§ **SHORT TASK**
Write out the entire listing below exactly, with the pictures left out.

** BEGIN INFORMATION SHOWN **

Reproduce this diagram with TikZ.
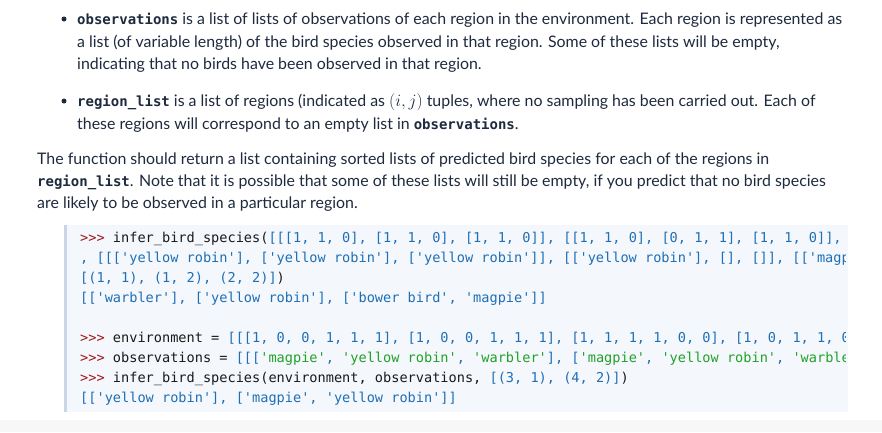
\documentclass[tikz,border=0pt]{standalone}
\usepackage{fontspec}
\setmainfont{Lato}
\newfontfamily\cf{DejaVu Sans Mono}
\definecolor{txt}{HTML}{1E2A3E}
\definecolor{cblue}{HTML}{1F6FB5}
\definecolor{cred}{HTML}{A01818}
\definecolor{cgreen}{HTML}{23A02A}
\definecolor{cblk}{HTML}{1A1A1A}
\definecolor{codebg}{HTML}{F4F7FB}
\definecolor{codebar}{HTML}{C9D6E6}
\newcommand{\cP}{\textcolor{cred}{>>>}}
\newcommand{\cB}[1]{\textcolor{cblue}{#1}}
\newcommand{\cG}[1]{\textcolor{cgreen}{#1}}
\newcommand{\ic}[1]{{\cf\bfseries\fontsize{14}{16}\selectfont #1}}
\begin{document}
\begin{tikzpicture}[x=1pt,y=-1pt,
  body/.style={anchor=base west,inner sep=0pt,text=txt,font=\fontsize{15.9}{18}\selectfont},
  code/.style={anchor=base west,inner sep=0pt,text=cblk,font=\cf\fontsize{13.6}{16}\selectfont},
  bul/.style={circle,fill=txt,inner sep=0pt,minimum size=5pt}]
\useasboundingbox (0,0) rectangle (882,432);
\fill[white] (0,0) rectangle (882,432);
\fill[black!3] (0,420) rectangle (882,432);
% bullets
\node[bul] (b1) at (64,19) {};
\node[bul] (b2) at (64,101) {};
\node[body] (l1) at (77,24) {\ic{observations} is a list of lists of observations of each region in the environment. Each region is represented as};
\node[body] (l2) at (77,47) {a list (of variable length) of the bird species observed in that region. Some of these lists will be empty,};
\node[body] (l3) at (77,69) {indicating that no birds have been observed in that region.};
\node[body] (l4) at (77,106) {\ic{region\_list} is a list of regions (indicated as {\fontsize{19}{20}\selectfont$(i,j)$} tuples, where no sampling has been carried out. Each of};
\node[body] (l5) at (77,129) {these regions will correspond to an empty list in \ic{observations}.};
\node[body] (p1) at (37,164) {The function should return a list containing sorted lists of predicted bird species for each of the regions in};
\node[body] (p2) at (37,186) {\ic{region\_list}. Note that it is possible that some of these lists will still be empty, if you predict that no bird species};
\node[body] (p3) at (37,208) {are likely to be observed in a particular region.};
% code box
\fill[codebg] (64,225) rectangle (848,412);
\fill[codebar] (64,225) rectangle (67,412);
\begin{scope}
\clip (67,225) rectangle (845,412);
\node[code] (c1) at (80,242) {\cP{} infer\_bird\_species(\cB{[[[1, 1, 0], [1, 1, 0], [1, 1, 0]], [[1, 1, 0], [0, 1, 1], [1, 1, 0]], [[1, 1, 0]]]}};
\node[code] (c2) at (80,262) {\cB{, [[['yellow robin'], ['yellow robin'], ['yellow robin']], [['yellow robin'], [], []], [['magpie']]],}};
\node[code] (c3) at (80,282) {\cB{[(1, 1), (1, 2), (2, 2)]})};
\node[code] (c4) at (80,302) {\cB{[['warbler'], ['yellow robin'], ['bower bird', 'magpie']]}};
\node[code] (c5) at (80,342) {\cP{} environment = \cB{[[[1, 0, 0, 1, 1, 1], [1, 0, 0, 1, 1, 1], [1, 1, 1, 1, 0, 0], [1, 0, 1, 1, 0, 1]]]}};
\node[code] (c6) at (80,362) {\cP{} observations = \cB{[[[}\cG{'magpie'}\cB{, }\cG{'yellow robin'}\cB{, }\cG{'warbler'}\cB{], [}\cG{'magpie'}\cB{, }\cG{'yellow robin'}\cB{, }\cG{'warbler'}\cB{]]]}};
\node[code] (c7) at (80,382) {\cP{} infer\_bird\_species(environment, observations, \cB{[(3, 1), (4, 2)]})};
\node[code] (c8) at (80,402) {\cB{[['yellow robin'], ['magpie', 'yellow robin']]}};
\end{scope}
\end{tikzpicture}
\end{document}
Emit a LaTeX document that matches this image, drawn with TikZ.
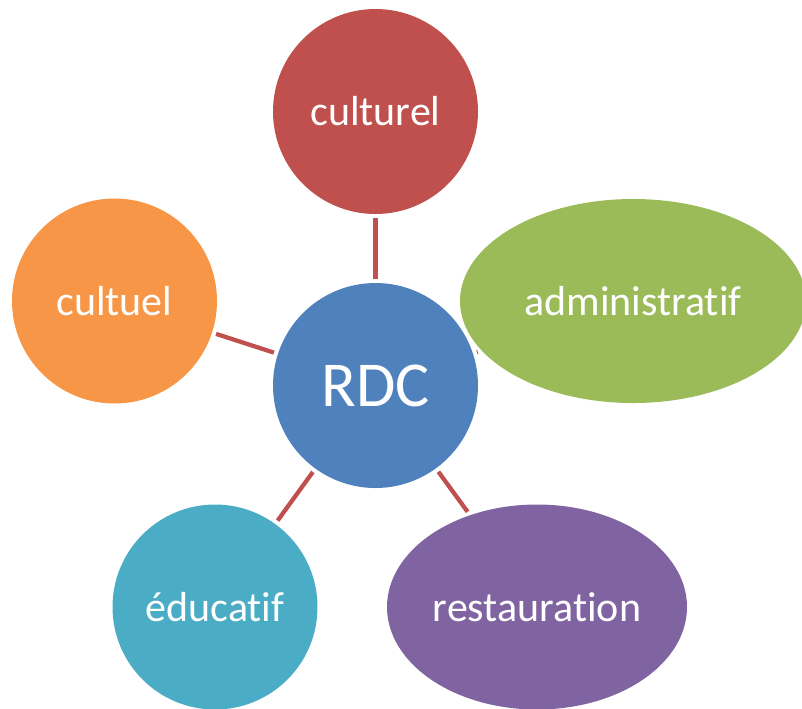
\documentclass[tikz,border=0pt]{standalone}
\usepackage{fontspec}
\setmainfont[Ligatures={NoCommon}]{Carlito}
\usepackage{tikz}
\usetikzlibrary{shapes.geometric}

\definecolor{culturelRed}{HTML}{C0504D}
\definecolor{cultuelOrange}{HTML}{F79646}
\definecolor{adminGreen}{HTML}{9BBB59}
\definecolor{rdcBlue}{HTML}{4F81BD}
\definecolor{educTeal}{HTML}{4BACC6}
\definecolor{restoPurple}{HTML}{8064A2}

\begin{document}
\begin{tikzpicture}[x=0.75pt,y=0.75pt,yscale=-1,xscale=1,
  bubble/.style={circle,inner sep=0pt,minimum size=153.75pt,text=white,font=\fontsize{31.5}{37}\selectfont},
  oval/.style={ellipse,inner sep=0pt,text=white,font=\fontsize{31.5}{37}\selectfont},
  link/.style={draw=culturelRed,line width=3.2pt,shorten <=3pt,shorten >=3pt}]
\useasboundingbox (0,0) rectangle (802,708);

%Shape: Circle
\node (rdc) at (375.5,385.5) [bubble,fill=rdcBlue,font=\fontsize{48}{56}\selectfont] {RDC};
%Shape: Circle
\node (culturel) at (375.5,111.5) [bubble,fill=culturelRed] {culturel};
%Shape: Circle
\node (cultuel) at (114.5,301) [bubble,fill=cultuelOrange] {cultuel};
%Shape: Ellipse
\node (admin) at (633,301) [oval,fill=adminGreen,minimum width=259.5pt,minimum height=153pt] {administratif};
%Shape: Circle
\node (educ) at (215,607) [bubble,fill=educTeal] {éducatif};
%Shape: Ellipse
\node (resto) at (537,607) [oval,fill=restoPurple,minimum width=225pt,minimum height=153.75pt] {restauration};

%Straight Lines
\draw [link] (rdc) -- (culturel);
%Straight Lines
\draw [link] (rdc) -- (cultuel);
%Straight Lines
\draw [link] (rdc) -- (admin);
%Straight Lines
\draw [link] (rdc) -- (educ);
%Straight Lines
\draw [link] (rdc) -- (resto);

\end{tikzpicture}
\end{document}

** END INFORMATION SHOWN **

§ **EXERCISE OUTPUT**
Reproduce this diagram with TikZ.
\documentclass[tikz,border=0pt]{standalone}
\usepackage{fontspec}
\setmainfont{Lato}
\newfontfamily\cf{DejaVu Sans Mono}
\definecolor{txt}{HTML}{1E2A3E}
\definecolor{cblue}{HTML}{1F6FB5}
\definecolor{cred}{HTML}{A01818}
\definecolor{cgreen}{HTML}{23A02A}
\definecolor{cblk}{HTML}{1A1A1A}
\definecolor{codebg}{HTML}{F4F7FB}
\definecolor{codebar}{HTML}{C9D6E6}
\newcommand{\cP}{\textcolor{cred}{>>>}}
\newcommand{\cB}[1]{\textcolor{cblue}{#1}}
\newcommand{\cG}[1]{\textcolor{cgreen}{#1}}
\newcommand{\ic}[1]{{\cf\bfseries\fontsize{14}{16}\selectfont #1}}
\begin{document}
\begin{tikzpicture}[x=1pt,y=-1pt,
  body/.style={anchor=base west,inner sep=0pt,text=txt,font=\fontsize{15.9}{18}\selectfont},
  code/.style={anchor=base west,inner sep=0pt,text=cblk,font=\cf\fontsize{13.6}{16}\selectfont},
  bul/.style={circle,fill=txt,inner sep=0pt,minimum size=5pt}]
\useasboundingbox (0,0) rectangle (882,432);
\fill[white] (0,0) rectangle (882,432);
\fill[black!3] (0,420) rectangle (882,432);
% bullets
\node[bul] (b1) at (64,19) {};
\node[bul] (b2) at (64,101) {};
\node[body] (l1) at (77,24) {\ic{observations} is a list of lists of observations of each region in the environment. Each region is represented as};
\node[body] (l2) at (77,47) {a list (of variable length) of the bird species observed in that region. Some of these lists will be empty,};
\node[body] (l3) at (77,69) {indicating that no birds have been observed in that region.};
\node[body] (l4) at (77,106) {\ic{region\_list} is a list of regions (indicated as {\fontsize{19}{20}\selectfont$(i,j)$} tuples, where no sampling has been carried out. Each of};
\node[body] (l5) at (77,129) {these regions will correspond to an empty list in \ic{observations}.};
\node[body] (p1) at (37,164) {The function should return a list containing sorted lists of predicted bird species for each of the regions in};
\node[body] (p2) at (37,186) {\ic{region\_list}. Note that it is possible that some of these lists will still be empty, if you predict that no bird species};
\node[body] (p3) at (37,208) {are likely to be observed in a particular region.};
% code box
\fill[codebg] (64,225) rectangle (848,412);
\fill[codebar] (64,225) rectangle (67,412);
\begin{scope}
\clip (67,225) rectangle (845,412);
\node[code] (c1) at (80,242) {\cP{} infer\_bird\_species(\cB{[[[1, 1, 0], [1, 1, 0], [1, 1, 0]], [[1, 1, 0], [0, 1, 1], [1, 1, 0]], [[1, 1, 0]]]}};
\node[code] (c2) at (80,262) {\cB{, [[['yellow robin'], ['yellow robin'], ['yellow robin']], [['yellow robin'], [], []], [['magpie']]],}};
\node[code] (c3) at (80,282) {\cB{[(1, 1), (1, 2), (2, 2)]})};
\node[code] (c4) at (80,302) {\cB{[['warbler'], ['yellow robin'], ['bower bird', 'magpie']]}};
\node[code] (c5) at (80,342) {\cP{} environment = \cB{[[[1, 0, 0, 1, 1, 1], [1, 0, 0, 1, 1, 1], [1, 1, 1, 1, 0, 0], [1, 0, 1, 1, 0, 1]]]}};
\node[code] (c6) at (80,362) {\cP{} observations = \cB{[[[}\cG{'magpie'}\cB{, }\cG{'yellow robin'}\cB{, }\cG{'warbler'}\cB{], [}\cG{'magpie'}\cB{, }\cG{'yellow robin'}\cB{, }\cG{'warbler'}\cB{]]]}};
\node[code] (c7) at (80,382) {\cP{} infer\_bird\_species(environment, observations, \cB{[(3, 1), (4, 2)]})};
\node[code] (c8) at (80,402) {\cB{[['yellow robin'], ['magpie', 'yellow robin']]}};
\end{scope}
\end{tikzpicture}
\end{document}
Emit a LaTeX document that matches this image, drawn with TikZ.
\documentclass[tikz,border=0pt]{standalone}
\usepackage{fontspec}
\setmainfont[Ligatures={NoCommon}]{Carlito}
\usepackage{tikz}
\usetikzlibrary{shapes.geometric}

\definecolor{culturelRed}{HTML}{C0504D}
\definecolor{cultuelOrange}{HTML}{F79646}
\definecolor{adminGreen}{HTML}{9BBB59}
\definecolor{rdcBlue}{HTML}{4F81BD}
\definecolor{educTeal}{HTML}{4BACC6}
\definecolor{restoPurple}{HTML}{8064A2}

\begin{document}
\begin{tikzpicture}[x=0.75pt,y=0.75pt,yscale=-1,xscale=1,
  bubble/.style={circle,inner sep=0pt,minimum size=153.75pt,text=white,font=\fontsize{31.5}{37}\selectfont},
  oval/.style={ellipse,inner sep=0pt,text=white,font=\fontsize{31.5}{37}\selectfont},
  link/.style={draw=culturelRed,line width=3.2pt,shorten <=3pt,shorten >=3pt}]
\useasboundingbox (0,0) rectangle (802,708);

%Shape: Circle
\node (rdc) at (375.5,385.5) [bubble,fill=rdcBlue,font=\fontsize{48}{56}\selectfont] {RDC};
%Shape: Circle
\node (culturel) at (375.5,111.5) [bubble,fill=culturelRed] {culturel};
%Shape: Circle
\node (cultuel) at (114.5,301) [bubble,fill=cultuelOrange] {cultuel};
%Shape: Ellipse
\node (admin) at (633,301) [oval,fill=adminGreen,minimum width=259.5pt,minimum height=153pt] {administratif};
%Shape: Circle
\node (educ) at (215,607) [bubble,fill=educTeal] {éducatif};
%Shape: Ellipse
\node (resto) at (537,607) [oval,fill=restoPurple,minimum width=225pt,minimum height=153.75pt] {restauration};

%Straight Lines
\draw [link] (rdc) -- (culturel);
%Straight Lines
\draw [link] (rdc) -- (cultuel);
%Straight Lines
\draw [link] (rdc) -- (admin);
%Straight Lines
\draw [link] (rdc) -- (educ);
%Straight Lines
\draw [link] (rdc) -- (resto);

\end{tikzpicture}
\end{document}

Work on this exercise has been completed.